EXERCISE INPUTS:
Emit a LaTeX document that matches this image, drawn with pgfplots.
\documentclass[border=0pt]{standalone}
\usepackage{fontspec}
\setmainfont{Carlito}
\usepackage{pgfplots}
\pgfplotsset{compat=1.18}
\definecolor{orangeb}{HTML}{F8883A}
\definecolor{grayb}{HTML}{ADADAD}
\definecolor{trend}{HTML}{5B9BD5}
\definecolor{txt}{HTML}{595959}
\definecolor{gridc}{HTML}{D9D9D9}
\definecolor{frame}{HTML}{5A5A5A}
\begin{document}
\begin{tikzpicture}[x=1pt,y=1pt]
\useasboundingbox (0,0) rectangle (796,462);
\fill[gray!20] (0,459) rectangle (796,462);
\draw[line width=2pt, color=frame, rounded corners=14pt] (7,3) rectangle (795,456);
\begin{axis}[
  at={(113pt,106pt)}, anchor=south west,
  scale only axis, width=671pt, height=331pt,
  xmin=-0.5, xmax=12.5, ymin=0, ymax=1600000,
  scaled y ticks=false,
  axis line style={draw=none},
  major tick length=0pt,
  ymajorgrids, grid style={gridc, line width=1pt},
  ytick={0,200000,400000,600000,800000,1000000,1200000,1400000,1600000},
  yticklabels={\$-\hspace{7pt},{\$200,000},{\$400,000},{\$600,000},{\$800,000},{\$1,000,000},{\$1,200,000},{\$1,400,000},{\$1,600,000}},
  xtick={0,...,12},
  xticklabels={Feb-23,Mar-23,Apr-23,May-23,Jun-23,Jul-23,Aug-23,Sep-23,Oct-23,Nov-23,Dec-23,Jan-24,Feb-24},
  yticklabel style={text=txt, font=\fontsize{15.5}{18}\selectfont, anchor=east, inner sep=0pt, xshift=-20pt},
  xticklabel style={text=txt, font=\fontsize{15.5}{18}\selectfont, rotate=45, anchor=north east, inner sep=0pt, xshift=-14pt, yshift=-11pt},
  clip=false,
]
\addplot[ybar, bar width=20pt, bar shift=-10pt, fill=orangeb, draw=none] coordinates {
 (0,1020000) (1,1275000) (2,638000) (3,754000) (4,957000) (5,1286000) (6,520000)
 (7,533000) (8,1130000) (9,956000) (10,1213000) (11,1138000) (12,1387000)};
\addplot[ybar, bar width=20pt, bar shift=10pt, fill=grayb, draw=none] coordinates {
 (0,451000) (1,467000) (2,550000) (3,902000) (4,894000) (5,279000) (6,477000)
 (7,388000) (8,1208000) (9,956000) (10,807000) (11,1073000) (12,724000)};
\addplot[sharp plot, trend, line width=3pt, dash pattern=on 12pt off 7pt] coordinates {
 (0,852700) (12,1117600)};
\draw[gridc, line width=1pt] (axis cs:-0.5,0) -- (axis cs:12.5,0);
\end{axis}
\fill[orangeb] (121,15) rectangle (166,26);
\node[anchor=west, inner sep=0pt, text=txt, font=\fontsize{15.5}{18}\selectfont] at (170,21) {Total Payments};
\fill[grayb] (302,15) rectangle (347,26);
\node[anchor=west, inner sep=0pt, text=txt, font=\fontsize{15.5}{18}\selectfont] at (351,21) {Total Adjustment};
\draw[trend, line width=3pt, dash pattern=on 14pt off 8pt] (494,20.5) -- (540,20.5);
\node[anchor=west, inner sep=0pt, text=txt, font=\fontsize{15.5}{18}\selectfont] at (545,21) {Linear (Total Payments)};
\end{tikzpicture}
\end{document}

---

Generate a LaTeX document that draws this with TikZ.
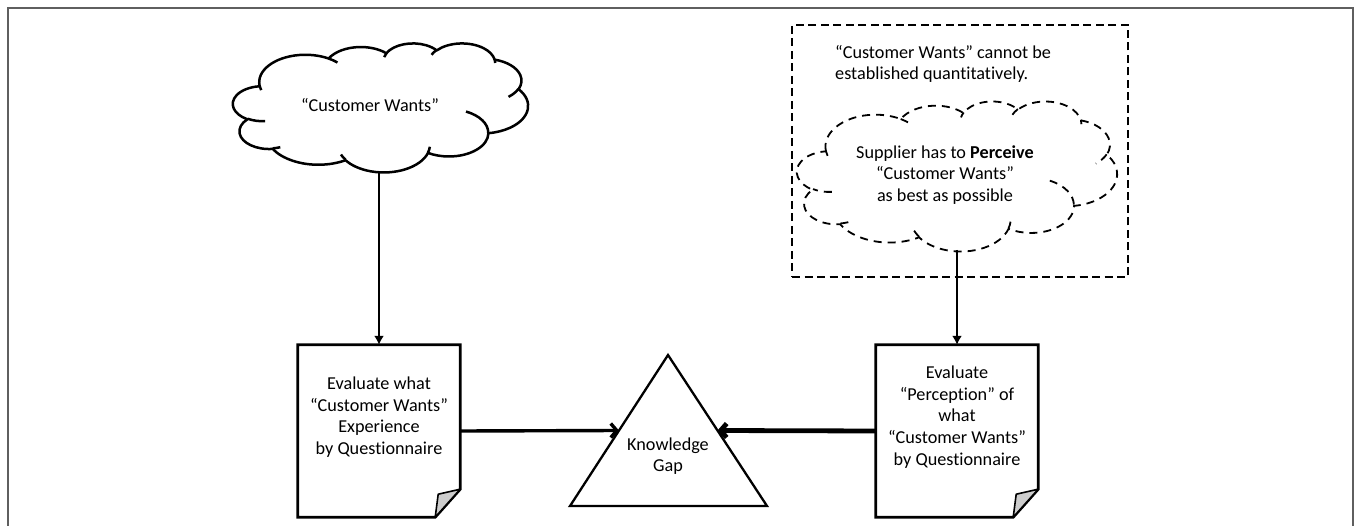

==

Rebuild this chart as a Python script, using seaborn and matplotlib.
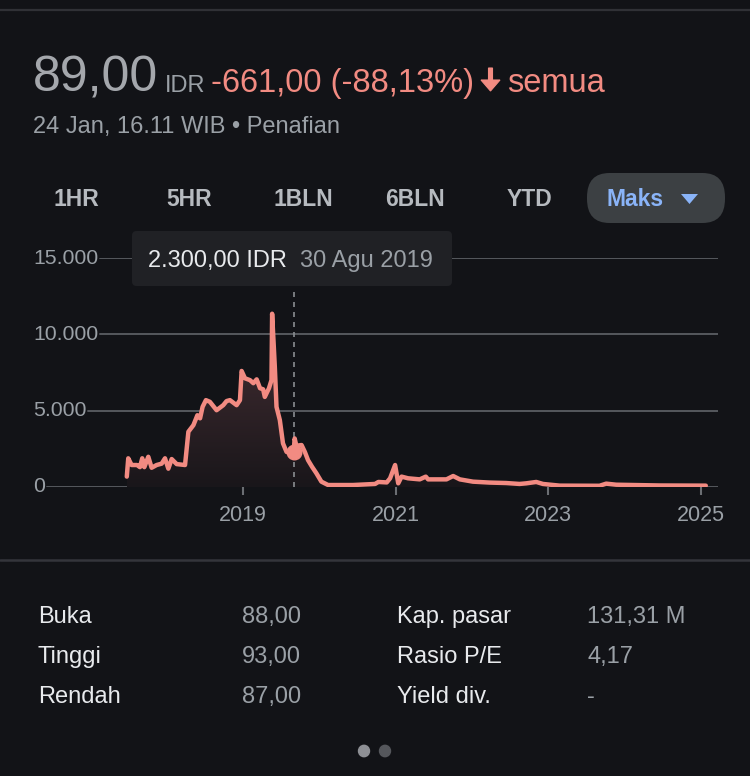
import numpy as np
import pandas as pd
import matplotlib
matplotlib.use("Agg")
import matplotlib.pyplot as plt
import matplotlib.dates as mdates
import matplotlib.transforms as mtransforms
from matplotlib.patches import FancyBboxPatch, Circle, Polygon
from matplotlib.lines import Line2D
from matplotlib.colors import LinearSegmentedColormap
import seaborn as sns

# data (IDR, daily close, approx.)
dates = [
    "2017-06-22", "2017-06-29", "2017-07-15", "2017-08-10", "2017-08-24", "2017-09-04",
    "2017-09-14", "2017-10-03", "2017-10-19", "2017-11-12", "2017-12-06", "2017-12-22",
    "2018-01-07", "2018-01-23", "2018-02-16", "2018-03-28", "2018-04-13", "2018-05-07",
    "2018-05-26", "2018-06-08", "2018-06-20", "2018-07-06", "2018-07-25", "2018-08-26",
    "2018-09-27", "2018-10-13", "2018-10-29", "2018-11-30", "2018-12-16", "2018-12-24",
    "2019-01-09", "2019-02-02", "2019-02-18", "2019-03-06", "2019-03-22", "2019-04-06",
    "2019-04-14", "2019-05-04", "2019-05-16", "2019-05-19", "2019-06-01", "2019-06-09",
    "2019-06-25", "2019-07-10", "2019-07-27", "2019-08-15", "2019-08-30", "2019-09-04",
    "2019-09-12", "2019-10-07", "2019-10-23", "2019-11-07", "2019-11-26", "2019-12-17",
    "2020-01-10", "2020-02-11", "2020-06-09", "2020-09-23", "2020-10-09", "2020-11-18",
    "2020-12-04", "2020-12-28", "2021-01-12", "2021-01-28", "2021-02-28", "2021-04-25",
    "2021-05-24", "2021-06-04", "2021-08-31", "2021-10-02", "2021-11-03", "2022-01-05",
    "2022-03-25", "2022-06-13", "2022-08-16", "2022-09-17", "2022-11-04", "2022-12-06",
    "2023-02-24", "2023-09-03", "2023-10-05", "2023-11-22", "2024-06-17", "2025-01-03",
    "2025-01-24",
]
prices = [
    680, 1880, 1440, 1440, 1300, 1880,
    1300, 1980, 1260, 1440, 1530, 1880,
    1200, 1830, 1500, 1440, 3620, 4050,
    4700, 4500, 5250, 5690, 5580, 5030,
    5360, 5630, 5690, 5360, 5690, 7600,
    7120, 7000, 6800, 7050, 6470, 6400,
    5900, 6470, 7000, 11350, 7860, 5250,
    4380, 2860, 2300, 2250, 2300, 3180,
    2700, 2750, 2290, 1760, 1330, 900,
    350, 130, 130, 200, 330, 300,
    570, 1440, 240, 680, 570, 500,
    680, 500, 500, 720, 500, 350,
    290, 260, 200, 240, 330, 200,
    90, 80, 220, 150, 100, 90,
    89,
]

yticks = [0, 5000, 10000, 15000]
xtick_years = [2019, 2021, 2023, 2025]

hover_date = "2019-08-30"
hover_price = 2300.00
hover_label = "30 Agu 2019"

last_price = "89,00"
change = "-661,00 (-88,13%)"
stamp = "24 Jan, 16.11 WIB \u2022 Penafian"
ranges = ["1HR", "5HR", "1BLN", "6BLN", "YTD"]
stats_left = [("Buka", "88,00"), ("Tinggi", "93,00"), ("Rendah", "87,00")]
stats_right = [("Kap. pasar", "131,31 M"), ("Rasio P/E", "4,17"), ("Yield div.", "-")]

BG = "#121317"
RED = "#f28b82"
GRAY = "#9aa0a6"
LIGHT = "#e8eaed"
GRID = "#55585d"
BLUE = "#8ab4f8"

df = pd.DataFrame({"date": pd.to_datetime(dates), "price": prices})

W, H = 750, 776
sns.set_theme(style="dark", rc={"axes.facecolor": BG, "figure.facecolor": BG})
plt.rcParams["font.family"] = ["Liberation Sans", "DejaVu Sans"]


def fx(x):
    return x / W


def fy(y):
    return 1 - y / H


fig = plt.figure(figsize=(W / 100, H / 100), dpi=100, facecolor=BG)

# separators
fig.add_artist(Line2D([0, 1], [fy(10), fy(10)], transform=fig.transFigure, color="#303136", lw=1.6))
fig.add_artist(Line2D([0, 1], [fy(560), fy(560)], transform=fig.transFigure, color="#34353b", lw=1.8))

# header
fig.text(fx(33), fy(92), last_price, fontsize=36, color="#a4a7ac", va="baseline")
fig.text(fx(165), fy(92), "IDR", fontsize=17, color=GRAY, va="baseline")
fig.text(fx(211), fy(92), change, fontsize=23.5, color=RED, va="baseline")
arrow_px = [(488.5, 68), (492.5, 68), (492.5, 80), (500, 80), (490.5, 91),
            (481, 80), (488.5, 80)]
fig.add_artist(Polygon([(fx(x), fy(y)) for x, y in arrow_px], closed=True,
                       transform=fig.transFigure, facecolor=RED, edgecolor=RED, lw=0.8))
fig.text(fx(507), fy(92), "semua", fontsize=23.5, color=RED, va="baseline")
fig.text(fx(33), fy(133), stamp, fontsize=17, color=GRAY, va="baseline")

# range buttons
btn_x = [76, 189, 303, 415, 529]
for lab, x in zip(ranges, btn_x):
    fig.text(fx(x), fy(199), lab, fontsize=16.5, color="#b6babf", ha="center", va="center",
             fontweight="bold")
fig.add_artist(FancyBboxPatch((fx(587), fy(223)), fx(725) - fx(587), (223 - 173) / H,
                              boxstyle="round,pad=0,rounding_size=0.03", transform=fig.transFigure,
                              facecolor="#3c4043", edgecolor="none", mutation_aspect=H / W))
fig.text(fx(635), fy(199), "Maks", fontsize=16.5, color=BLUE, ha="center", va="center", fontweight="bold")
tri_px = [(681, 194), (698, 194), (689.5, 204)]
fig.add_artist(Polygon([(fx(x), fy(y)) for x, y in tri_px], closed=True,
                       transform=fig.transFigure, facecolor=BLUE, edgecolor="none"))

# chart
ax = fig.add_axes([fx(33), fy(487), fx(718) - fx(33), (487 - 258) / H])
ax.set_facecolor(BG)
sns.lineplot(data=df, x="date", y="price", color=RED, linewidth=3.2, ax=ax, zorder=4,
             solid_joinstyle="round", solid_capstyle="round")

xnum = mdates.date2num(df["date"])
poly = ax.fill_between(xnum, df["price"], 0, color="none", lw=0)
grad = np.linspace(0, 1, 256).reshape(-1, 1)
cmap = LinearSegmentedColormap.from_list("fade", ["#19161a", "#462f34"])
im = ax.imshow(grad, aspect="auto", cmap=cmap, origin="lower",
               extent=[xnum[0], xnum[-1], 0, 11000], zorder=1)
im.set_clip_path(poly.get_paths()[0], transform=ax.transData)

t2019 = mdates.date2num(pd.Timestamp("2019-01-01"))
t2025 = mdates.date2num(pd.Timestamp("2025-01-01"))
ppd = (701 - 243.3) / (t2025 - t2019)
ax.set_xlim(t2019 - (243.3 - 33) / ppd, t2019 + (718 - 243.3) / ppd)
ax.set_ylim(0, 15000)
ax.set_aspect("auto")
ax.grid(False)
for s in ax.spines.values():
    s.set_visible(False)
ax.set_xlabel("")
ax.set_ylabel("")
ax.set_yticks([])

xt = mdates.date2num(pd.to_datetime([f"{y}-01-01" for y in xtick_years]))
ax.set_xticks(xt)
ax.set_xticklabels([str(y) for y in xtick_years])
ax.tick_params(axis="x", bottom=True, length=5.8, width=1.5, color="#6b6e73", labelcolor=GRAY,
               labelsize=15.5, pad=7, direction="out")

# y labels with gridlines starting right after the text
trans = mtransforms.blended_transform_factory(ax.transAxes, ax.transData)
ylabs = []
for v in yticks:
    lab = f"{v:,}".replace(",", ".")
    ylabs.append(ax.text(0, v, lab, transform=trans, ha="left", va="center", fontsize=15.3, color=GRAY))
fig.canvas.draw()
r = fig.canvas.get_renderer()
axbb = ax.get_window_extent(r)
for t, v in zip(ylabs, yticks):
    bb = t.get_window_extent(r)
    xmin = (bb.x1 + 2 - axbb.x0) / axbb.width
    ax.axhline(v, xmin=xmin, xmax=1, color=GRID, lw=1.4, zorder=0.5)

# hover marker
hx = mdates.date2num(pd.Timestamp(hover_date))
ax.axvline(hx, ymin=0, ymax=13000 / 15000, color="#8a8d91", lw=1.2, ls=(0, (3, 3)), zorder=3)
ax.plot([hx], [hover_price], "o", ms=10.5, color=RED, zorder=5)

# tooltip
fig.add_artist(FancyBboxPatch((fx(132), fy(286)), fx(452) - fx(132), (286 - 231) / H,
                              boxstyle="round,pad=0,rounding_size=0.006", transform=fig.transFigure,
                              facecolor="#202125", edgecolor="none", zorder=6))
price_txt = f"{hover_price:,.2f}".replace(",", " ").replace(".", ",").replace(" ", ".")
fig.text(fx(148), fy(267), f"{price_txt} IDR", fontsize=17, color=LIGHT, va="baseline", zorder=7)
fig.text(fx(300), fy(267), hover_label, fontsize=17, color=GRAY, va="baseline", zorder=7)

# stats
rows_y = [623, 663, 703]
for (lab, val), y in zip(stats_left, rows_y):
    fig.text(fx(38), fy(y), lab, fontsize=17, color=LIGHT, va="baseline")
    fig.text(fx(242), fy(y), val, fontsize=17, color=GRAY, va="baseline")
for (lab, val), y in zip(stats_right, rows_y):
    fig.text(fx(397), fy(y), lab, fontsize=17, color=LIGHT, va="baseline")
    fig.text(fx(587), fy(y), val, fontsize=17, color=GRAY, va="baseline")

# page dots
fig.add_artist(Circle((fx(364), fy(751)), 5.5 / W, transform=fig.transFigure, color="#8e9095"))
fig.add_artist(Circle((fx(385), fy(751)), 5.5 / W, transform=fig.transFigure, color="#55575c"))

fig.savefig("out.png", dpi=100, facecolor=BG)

GIVEN PROBLEM: Up in the listing, locate the line with "Rebuild this chart"; print it and every line after it down to the line with "import seaborn as sns", which is included too. Skip the pictures.

TASK SOLUTION:
Rebuild this chart as a Python script, using seaborn and matplotlib.
import numpy as np
import pandas as pd
import matplotlib
matplotlib.use("Agg")
import matplotlib.pyplot as plt
import matplotlib.dates as mdates
import matplotlib.transforms as mtransforms
from matplotlib.patches import FancyBboxPatch, Circle, Polygon
from matplotlib.lines import Line2D
from matplotlib.colors import LinearSegmentedColormap
import seaborn as sns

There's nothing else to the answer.